I read somewhere that a famous author once said that the best novels were never written. He said this in the context of being told many plots wherever he went that people had access to him. As in: Mr. X, can I tell you about this plot I am thinking of for a novel?
99.9% of which were never committed to ink and paper.
Please keep going, or, maybe you'll be the first author of a book made out entirely of a collection of first chapters. Hey, that's not a bad idea!
Posted by: Ivan Velasquez | 04 January 2008 at 03:05 AM
Great article, so very true, certainly about the food bit. i have tried to write several times, and there is always something in the way to stop me. My biggest problem is after writing the first chapter, I stop and think that no one will want to read what i have written, so i stop! does anyone else have this problem, is it normal? or should i just stop all together?
Posted by: henry | 13 October 2007 at 06:31 PM
Great article. I especially find it true that rather than write, we will undertake tasks that are actually more tedious and grueling--similar to the phenomenon of desk workers putting more effort into avoiding work than would be required to simply do the work in the first place.
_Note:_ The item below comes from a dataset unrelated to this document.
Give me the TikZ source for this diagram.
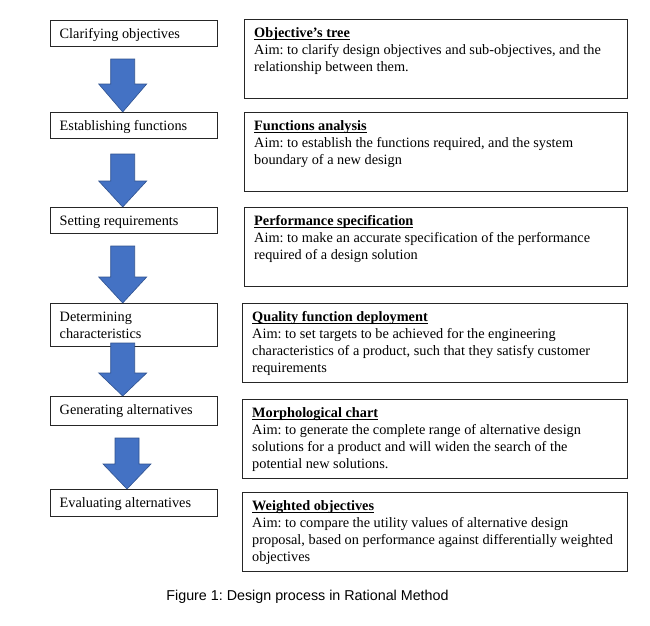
\documentclass[tikz,border=0pt]{standalone}
\usepackage{fontspec}
\setmainfont{Liberation Serif}
\newfontfamily\capfont{Liberation Sans}
\usetikzlibrary{calc}
\frenchspacing
\definecolor{arrowblue}{HTML}{4472C4}
\definecolor{arrowedge}{HTML}{2F528F}
\newcommand\blkarrow[4]{\draw[barrow] (#1-12,#2) -- (#1+12,#2) -- (#1+12,#3) -- (#1+24,#3) -- (#1,#4) -- (#1-24,#3) -- (#1-12,#3) -- cycle;}
\newcommand\ttl[1]{\setbox0\hbox{\textbf{#1}}\rlap{\rule[-1.9pt]{\wd0}{0.9pt}}\box0}
\begin{document}
\frenchspacing
\begin{tikzpicture}[x=1pt,y=-1pt,
  boxl/.style={draw=black!85, line width=0.8pt, anchor=north west, inner sep=0pt},
  lbox/.style={boxl, minimum width=167.5pt},
  rbox/.style={boxl, minimum height=79pt},
  txt/.style={anchor=north west, inner sep=0pt, align=left, font=\fontsize{14.3}{17}\selectfont\frenchspacing},
  barrow/.style={fill=arrowblue, draw=arrowedge, line width=0.6pt, line join=miter}]
\useasboundingbox (0,0) rectangle (650,625);
% left boxes
\node[lbox, minimum height=26pt] (s1) at (49.5,20) {};
\node[lbox, minimum height=26pt] (s2) at (49.5,112) {};
\node[lbox, minimum height=26pt] (s3) at (49.5,207) {};
\node[lbox, minimum height=43pt] (s4) at (49.5,303) {};
\node[lbox, minimum height=29pt] (s5) at (49.5,396) {};
\node[lbox, minimum height=27pt] (s6) at (49.5,489) {};
\node[txt] (s1t) at ($(s1.north west)+(10,8.5)$) {Clarifying objectives};
\node[txt] (s2t) at ($(s2.north west)+(10,8.5)$) {Establishing functions};
\node[txt] (s3t) at ($(s3.north west)+(10,8.5)$) {Setting requirements};
\node[txt] (s4t) at ($(s4.north west)+(10,8.5)$) {Determining\\characteristics};
\node[txt] (s5t) at ($(s5.north west)+(10,8.5)$) {Generating alternatives};
\node[txt] (s6t) at ($(s6.north west)+(10,8.5)$) {Evaluating alternatives};
% right boxes
\node[rbox, minimum width=383pt] (r1) at (244,19) {};
\node[rbox, minimum width=383pt] (r2) at (244,112) {};
\node[rbox, minimum width=383pt] (r3) at (244,207) {};
\node[rbox, minimum width=385pt] (r4) at (242,303) {};
\node[rbox, minimum width=385pt] (r5) at (242,399) {};
\node[rbox, minimum width=385pt] (r6) at (242,492) {};
\node[txt] (r1t) at ($(r1.north west)+(10,8.5)$) {\ttl{Objective’s tree}\\Aim: to clarify design objectives and sub-objectives, and the\\relationship between them.};
\node[txt] (r2t) at ($(r2.north west)+(10,8.5)$) {\ttl{Functions analysis}\\Aim: to establish the functions required, and the system\\boundary of a new design};
\node[txt] (r3t) at ($(r3.north west)+(10,8.5)$) {\ttl{Performance specification}\\Aim: to make an accurate specification of the performance\\required of a design solution};
\node[txt] (r4t) at ($(r4.north west)+(10,8.5)$) {\ttl{Quality function deployment}\\Aim: to set targets to be achieved for the engineering\\characteristics of a product, such that they satisfy customer\\requirements};
\node[txt] (r5t) at ($(r5.north west)+(10,8.5)$) {\ttl{Morphological chart}\\Aim: to generate the complete range of alternative design\\solutions for a product and will widen the search of the\\potential new solutions.};
\node[txt] (r6t) at ($(r6.north west)+(10,8.5)$) {\ttl{Weighted objectives}\\Aim: to compare the utility values of alternative design\\proposal, based on performance against differentially weighted\\objectives};
% block arrows
\blkarrow{122.7}{59}{84}{112}
\blkarrow{122.7}{154}{181}{207}
\blkarrow{122.7}{246}{277}{303}
\blkarrow{122.7}{343}{373}{396}
\blkarrow{127}{438}{464}{489}
% caption
\node[inner sep=0pt, font=\capfont\fontsize{14.3}{16}\selectfont\frenchspacing] (cap) at (307.5,597) {Figure 1: Design process in Rational Method};
\end{tikzpicture}
\end{document}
(And nice catch Jake, although I'd argue the nonstandard meaning of "enormousness" has been sufficiently established as the primary meaning of "enormity" through common use.)
Posted by: Leah | 03 September 2007 at 04:52 PM
Don't want to be a pedant but "enormity" means wicked or evil, not "enormous". The word you want is "enormousness".
Posted by: Jake | 03 September 2007 at 12:12 AM
Definitely Youtube can do your head in. It like a merri-go-round; you just get on and spin in circles for hours.